Sometimes common sense should take precedence but our perception of what is common sense should be based upon success. Figure that one out. I guess the secret is to learn from others and use that in our own lives. To be successful in photography or if you just want to get better at photography, work at it. I have given you the basics of exposure that’s first step. Now to be specific let’s learn how to:

Photograph Holiday Lights- Holiday lighting consists of little bright dots in a sea of black. The automatic camera wants to see this as a neutral exposure with the average as gray. The camera will want a balanced histogram but this is one case where it needs to be weighted to the left to keep the darks dark. You probably don’t want the camera to make that choice for you.

First Rule of Lighting – Learn to use the exposure override adjustment. This is usually a button marked +/- on good cameras. Learn to adjust it quickly and easily. Practice. If my rule numbers seem confused don’t worry I don’t try to keep them straight.

Second Rule – Use a tripod and remote release such as a cable release, because you will be varying the exposure through a wide range and it makes it possible to use a low ISO for quality.

Third Rule – Take your time. You will want to experiment with different exposures and some other ideas we will discuss later. Take the time to try different thing out of your box. DON’T go with someone who is in a hurry to get through.

Fourth Rule – Shoot RAW

Fifth Rule – In this situation use the LCD to see the exposure not the histogram.

Sixth Rule – Dress warm. I found fingerless gloves for about $4

I will give the exposure information for these examples and some antidotes.

Auto matic Exposure

Automatic Exposure

Number 1 is at ISO 100 f-4.5 and 4.0 sec. This simulates where the camera would set the exposure.

Lower Exposure

Lower Exposure

Number 2 is ISO 100 f-16 and 4.0 sec.  Same shot but I like just a little bit of the grass showing. You could make the grass disappear by a little less exposure.

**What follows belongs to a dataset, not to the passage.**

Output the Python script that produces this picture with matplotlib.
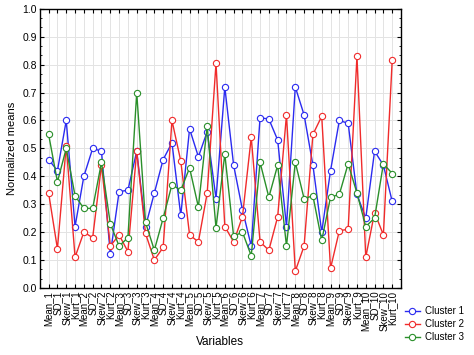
import numpy as np
import matplotlib.pyplot as plt
from matplotlib.ticker import MultipleLocator

plt.rcParams['font.family'] = ['Liberation Sans', 'DejaVu Sans']

# variable names: Mean/SD/Skew/Kurt for 10 groups
variables = []
for g in range(1, 11):
    for s in ['Mean', 'SD', 'Skew', 'Kurt']:
        variables.append('%s_%d' % (s, g))

cluster1 = [0.46, 0.42, 0.60, 0.22, 0.40, 0.50, 0.49, 0.12, 0.345, 0.35,
            0.49, 0.22, 0.34, 0.46, 0.52, 0.26, 0.57, 0.47, 0.56, 0.32,
            0.72, 0.44, 0.28, 0.15, 0.61, 0.605, 0.53, 0.22, 0.72, 0.62,
            0.44, 0.20, 0.42, 0.60, 0.59, 0.335, 0.25, 0.49, 0.44, 0.31]
cluster2 = [0.34, 0.14, 0.51, 0.11, 0.20, 0.18, 0.44, 0.15, 0.19, 0.13,
            0.49, 0.195, 0.10, 0.145, 0.60, 0.455, 0.19, 0.165, 0.34, 0.805,
            0.22, 0.165, 0.255, 0.54, 0.165, 0.135, 0.255, 0.62, 0.06, 0.15,
            0.55, 0.615, 0.07, 0.205, 0.21, 0.83, 0.11, 0.27, 0.19, 0.815]
cluster3 = [0.55, 0.38, 0.50, 0.33, 0.285, 0.285, 0.45, 0.23, 0.15, 0.18,
            0.70, 0.235, 0.135, 0.25, 0.37, 0.35, 0.43, 0.29, 0.58, 0.215,
            0.48, 0.185, 0.20, 0.115, 0.45, 0.325, 0.44, 0.15, 0.45, 0.32,
            0.33, 0.17, 0.325, 0.335, 0.445, 0.34, 0.22, 0.25, 0.445, 0.41]

series = [('Cluster 1', cluster1, '#2b2bf0'),
          ('Cluster 2', cluster2, '#f02b2b'),
          ('Cluster 3', cluster3, '#2a8f2a')]

fig = plt.figure(figsize=(4.74, 3.55), dpi=100)
ax = fig.add_axes([0.084, 0.189, 0.762, 0.786])

x = np.arange(1, len(variables) + 1)
for name, vals, col in series:
    ax.plot(x, vals, '-o', color=col, lw=1.0, ms=4.5,
            mfc='white', mec=col, mew=0.8, label=name)

ax.set_xlim(0, len(variables) + 1)
ax.set_ylim(0, 1.0)
ax.set_xticks(x)
ax.set_xticklabels(variables, rotation=90, fontsize=7)
ax.yaxis.set_major_locator(MultipleLocator(0.1))
ax.yaxis.set_minor_locator(MultipleLocator(0.1 / 3))
ax.set_yticklabels(['%.1f' % v for v in ax.get_yticks()], fontsize=7.5)
ax.tick_params(direction='in', top=True, right=True, length=3, width=0.8, pad=2)
ax.tick_params(which='minor', direction='in', right=True, left=True, length=1.5)
ax.grid(True, color='#e3e3e3', lw=0.7)
ax.set_axisbelow(True)
for sp in ax.spines.values():
    sp.set_linewidth(1.0)

ax.set_ylabel('Normalized means', fontsize=8, labelpad=4)
ax.set_xlabel('Variables', fontsize=8.5, labelpad=4)

ax.legend(loc='center left', bbox_to_anchor=(1.01, -0.13), frameon=False,
          fontsize=7, handlelength=1.6, handletextpad=0.5,
          labelspacing=0.3, borderaxespad=0, borderpad=0)

fig.savefig('out.png', dpi=100)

This is a minus 2 f-stop reduction in exposure other words  1/4 of the light.

Blue Tree

Blue Tree

Number 3 is at ISO 100 f-16 and 1.0 sec. This is about minus 3 f-stops from the camera’s and needed very little software adjustment. It is 1/8 of the exposure the camera wants.

Snowman Effect

Snowman Effect

Number 4 is at ISO 400 f-22 and 0.7 sec This is a new experiment which has some promise. It was taken through the lens of one of those “glasses” the concessions sell. I had to keep the f-stop opening small because of the small size of the “filter”

The Title Shot is more advance but easy to attempt. It is an in-camera double exposure zooming during the second exposure. Each exposure was ISO 100, f-11 and 2.0 sec. One last thing – As you get better, start using the camera’s manual mode. Once learned this will actually become quicker and easier. It will be very surprising to you how many photographs need a tweaking of the exposure. From now on we will be looking at specific shoots and how to succeed.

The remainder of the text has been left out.